Daviot Kelly, Staff Reporter

National Festival Queen 1988, Georgia McDonald.
There were some happy Clarendonians in 1988 as Georgia McDonald won the Miss Festival Queen competition.
Now Morrison, the assistant manager at the Bank of Nova Scotia branch in St. Andrew looks back at the competition. It was the good advice of a teacher that got her to enter.
"He thought I had the attributes. He thought I was intelligent, talented and culturally aware," she said. She felt the competitio her sense of country.
"It has helped me to be more civic minded," she reasons. In the past, contestants like herself did not have to work on a project as the latter-day contestants do. But they were still encouraged to interact. "It has definitely helped me to be more focused on volunteerism," she said.

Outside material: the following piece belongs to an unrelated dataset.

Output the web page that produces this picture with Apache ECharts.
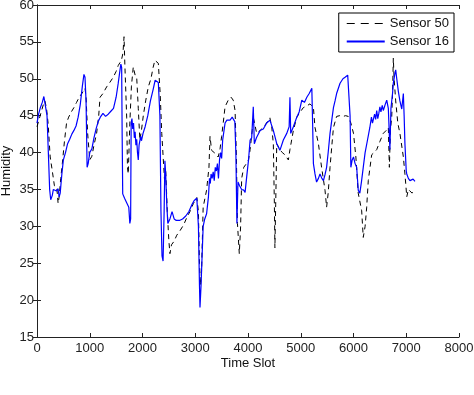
<!DOCTYPE html>
<html>
<head>
<meta charset="utf-8">
<script src="https://cdn.jsdelivr.net/npm/echarts@6/dist/echarts.min.js"></script>
<style>
html,body{margin:0;padding:0;background:#fff;}
#chart{width:474px;height:395px;}
</style>
</head>
<body>
<div id="chart"></div>
<script>
var s50Time = [0,40,80,120,150,180,210,250,290,330,375,400,420,450,480,520,560,600,650,700,750,800,850,910,930,960,1000,1040,1080,1130,1170,1195,1250,1320,1380,1445,1500,1540,1600,1630,1650,1665,1685,1700,1715,1730,1760,1790,1825,1860,1890,1920,1950,1980,2015,2060,2110,2160,2200,2235,2270,2300,2335,2365,2395,2420,2440,2470,2500,2520,2550,2600,2650,2710,2780,2840,2900,2965,3030,3060,3080,3100,3120,3150,3215,3260,3280,3310,3375,3435,3470,3500,3530,3565,3625,3680,3720,3755,3780,3800,3835,3860,3880,3920,3970,4010,4040,4080,4100,4165,4230,4290,4350,4415,4450,4480,4500,4510,4525,4545,4605,4650,4700,4765,4795,4860,4925,4990,5050,5110,5175,5240,5270,5335,5395,5460,5490,5520,5555,5590,5620,5680,5740,5805,5850,5900,5950,6000,6045,6090,6155,6185,6220,6250,6280,6345,6390,6440,6500,6565,6620,6660,6680,6700,6725,6740,6755,6770,6800,6840,6880,6945,6975,7010,7040,7070,7110,7150];
var s50Hum = [43.5,44.5,45.5,46.5,47.0,46.0,44.0,39.4,37.5,35.5,35.3,33.1,34.0,36.5,38.5,41.5,44.0,44.8,45.5,46.1,46.8,47.5,48.0,48.7,47.5,42.6,39.0,39.5,41.0,42.6,45.0,47.5,48.0,48.9,49.5,50.2,51.0,51.8,52.5,53.5,55.7,52.0,48.0,44.8,38.0,37.1,44.0,49.0,51.6,50.5,50.2,46.0,41.7,43.0,45.0,47.0,48.9,50.0,51.5,52.5,52.3,52.1,48.0,42.6,39.0,36.0,37.6,32.0,28.0,26.3,27.5,28.0,28.8,29.4,30.2,31.2,32.0,33.1,33.9,32.0,25.0,22.0,24.0,32.6,34.9,38.0,42.2,40.3,39.9,39.4,40.5,42.2,44.0,46.2,47.1,47.5,47.1,45.7,39.4,30.4,26.3,30.0,36.5,38.0,38.5,39.0,40.4,43.0,44.8,42.6,43.0,43.4,44.0,44.7,43.5,41.2,33.0,27.1,33.0,41.2,40.4,40.0,39.7,39.0,40.4,43.0,44.8,45.5,46.1,46.3,46.6,46.1,43.4,41.2,38.0,34.9,32.6,34.5,38.0,41.0,43.4,44.9,45.0,44.9,45.0,44.9,44.0,42.6,39.4,34.5,32.1,28.5,30.0,32.6,36.2,39.7,40.0,40.4,41.5,42.6,43.0,43.4,38.0,43.0,44.9,48.0,52.8,50.0,47.0,44.0,42.6,39.4,37.1,34.0,35.0,35.0,34.5,35.0];

var s16Time = [0,30,60,100,130,160,190,215,240,260,290,310,340,370,400,420,440,470,500,540,580,620,660,700,740,780,820,860,890,910,930,950,970,1000,1040,1080,1120,1160,1200,1250,1300,1350,1400,1450,1500,1540,1570,1590,1605,1615,1625,1660,1700,1740,1760,1775,1785,1800,1815,1830,1845,1860,1875,1890,1905,1920,1935,1950,1965,1980,2010,2050,2100,2150,2200,2240,2270,2300,2330,2350,2370,2390,2410,2425,2440,2460,2480,2520,2560,2600,2640,2700,2760,2820,2880,2940,2980,3030,3060,3080,3090,3110,3150,3180,3215,3250,3270,3285,3300,3320,3340,3360,3380,3400,3420,3440,3460,3480,3500,3520,3565,3600,3660,3700,3750,3770,3790,3810,3840,3880,3920,3945,3975,4010,4040,4070,4100,4120,4160,4230,4290,4355,4415,4480,4545,4605,4670,4735,4780,4795,4810,4860,4925,4970,5020,5070,5115,5160,5210,5225,5240,5270,5300,5335,5365,5400,5430,5460,5490,5520,5555,5590,5620,5650,5680,5745,5800,5840,5890,5920,5935,5950,5975,6000,6030,6060,6090,6120,6150,6185,6220,6260,6310,6340,6360,6400,6420,6440,6460,6480,6500,6520,6545,6565,6600,6630,6660,6690,6710,6740,6755,6780,6800,6820,6850,6880,6915,6945,6960,6975,7000,7010,7040,7070,7100,7130,7165];
var s16Hum = [44.0,45.2,46.0,46.8,47.6,47.5,45.0,40.0,35.0,33.6,34.2,35.0,35.2,34.8,35.1,34.0,34.5,37.0,39.0,40.0,41.2,41.8,42.5,43.0,43.6,44.8,46.5,49.0,50.6,50.2,47.0,38.0,38.5,40.0,40.5,42.0,43.2,44.2,44.8,45.3,44.9,45.2,45.6,46.0,47.5,49.4,51.0,52.0,51.5,42.0,34.4,33.8,33.2,32.6,30.4,31.0,44.0,44.6,43.2,44.0,42.0,42.8,41.0,41.8,40.0,39.0,41.0,40.8,42.2,41.6,42.6,43.5,45.0,47.0,48.5,49.8,50.0,49.5,45.0,32.0,26.0,25.3,32.0,38.9,37.0,33.0,30.4,31.0,32.0,31.0,30.8,30.8,31.0,31.4,32.0,33.0,33.5,33.8,30.0,22.0,19.0,22.0,30.0,31.0,31.7,34.0,36.5,35.8,37.1,36.5,37.4,36.2,38.0,37.5,38.5,36.5,39.0,40.0,39.2,41.7,44.0,44.4,44.4,44.8,44.2,40.0,30.4,36.0,35.5,35.0,34.9,34.6,36.7,39.0,41.7,42.0,46.2,41.2,42.0,43.0,43.2,44.0,44.4,43.0,41.2,40.3,41.7,42.6,43.5,47.5,42.6,43.5,44.8,45.5,47.1,46.8,47.5,48.0,48.7,44.0,38.5,37.1,36.0,36.5,37.1,36.5,36.2,37.0,38.0,40.0,42.6,44.5,46.1,47.0,48.0,49.4,50.0,50.2,50.5,50.7,45.0,38.0,39.0,39.4,38.5,38.0,34.9,34.5,36.0,38.0,40.0,41.5,43.4,44.8,44.0,45.2,44.5,45.7,44.6,45.3,46.2,45.5,46.4,45.7,46.5,47.1,46.0,40.4,46.0,48.0,49.4,50.5,51.2,50.0,48.3,47.0,45.9,48.0,45.0,41.2,37.5,37.1,36.5,36.2,36.0,36.4,36.1];

var xTicks = [0,1000,2000,3000,4000,5000,6000,7000,8000];
var yTicks = [15,20,25,30,35,40,45,50,55,60];
var xTitle = 'Time Slot';
var yTitle = 'Humidity';

function zip(a, b) { return a.map(function (v, i) { return [v, b[i]]; }); }

var FONT = 'Liberation Sans, Arial, Helvetica, sans-serif';
var chart = echarts.init(document.getElementById('chart'), null, {renderer: 'canvas'});
var axisCommon = {
  type: 'value',
  axisLine: {show: true, lineStyle: {color: '#222', width: 1}},
  axisTick: {show: true, inside: true, length: 4, lineStyle: {color: '#222'}},
  splitLine: {show: false}
};
chart.setOption({
  animation: false,
  backgroundColor: '#fff',
  grid: {left: 37, right: 15, top: 5, bottom: 58, containLabel: false, outerBoundsMode: 'none'},
  legend: {
    orient: 'vertical',
    right: 20, top: 13,
    backgroundColor: '#fff',
    borderColor: '#000', borderWidth: 1,
    padding: [4, 5, 4, 7],
    itemWidth: 38, itemHeight: 12, itemGap: 5,
    itemStyle: {opacity: 0},
    textStyle: {fontFamily: FONT, fontSize: 13, color: '#111'},
    data: [
      {name: 'Sensor 50', lineStyle: {type: [8, 6], width: 1}},
      {name: 'Sensor 16'}
    ]
  },
  graphic: [{
    type: 'text',
    x: 6, y: 171,
    rotation: Math.PI / 2,
    silent: true,
    style: {text: yTitle, fontFamily: FONT, fontSize: 13, fill: '#111', align: 'center', verticalAlign: 'middle'}
  }],
  xAxis: [
    Object.assign({}, axisCommon, {
      min: xTicks[0], max: xTicks[xTicks.length - 1], interval: 1000, position: 'bottom',
      axisLabel: {fontFamily: FONT, fontSize: 13, color: '#222', margin: 5, formatter: function (v) { return String(v); }},
      name: xTitle, nameLocation: 'middle', nameGap: 20, nameMoveOverlap: false,
      nameTextStyle: {fontFamily: FONT, fontSize: 13, color: '#111'}
    }),
    Object.assign({}, axisCommon, {
      min: xTicks[0], max: xTicks[xTicks.length - 1], interval: 1000, position: 'top',
      axisLabel: {show: false}
    })
  ],
  yAxis: [
    Object.assign({}, axisCommon, {
      min: yTicks[0], max: yTicks[yTicks.length - 1], interval: 5, position: 'left',
      axisLabel: {fontFamily: FONT, fontSize: 13, color: '#222', margin: 3, formatter: function (v) { return String(v); }}
    }),
    Object.assign({}, axisCommon, {
      min: yTicks[0], max: yTicks[yTicks.length - 1], interval: 5, position: 'right',
      axisLabel: {show: false}
    })
  ],
  series: [
    {
      name: 'Sensor 50', type: 'line', xAxisIndex: 0, yAxisIndex: 0,
      data: zip(s50Time, s50Hum), symbol: 'none', showSymbol: false,
      lineStyle: {color: '#000', width: 1, type: [5, 4]},
      itemStyle: {color: '#000'}
    },
    {
      name: 'Sensor 16', type: 'line', xAxisIndex: 0, yAxisIndex: 0,
      data: zip(s16Time, s16Hum), symbol: 'none', showSymbol: false,
      lineStyle: {color: '#0000ff', width: 1.2},
      itemStyle: {color: '#0000ff'}
    }
  ]
});
</script>
</body>
</html>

Having worked at BNS for the past nine years, she sees how the competition has helped her in advancing her career.
"It helped me in my personal development, my deportment and grooming. I won as a student and had to balance the roles of being a queen with studies," she pointed out. Dependent on the outlook you have, the festival queen competition is not as revered as others like Miss Jamaica World. But Morrison is adamant that even as times in Jamaica change, the competition has not lost its fervour.
"It's a good thing to have a cultural ambassador. You need someone who can be seen as a role model for other young women especially for those in the rural or non-urban areas, as I think this competition has more of a reach for those women."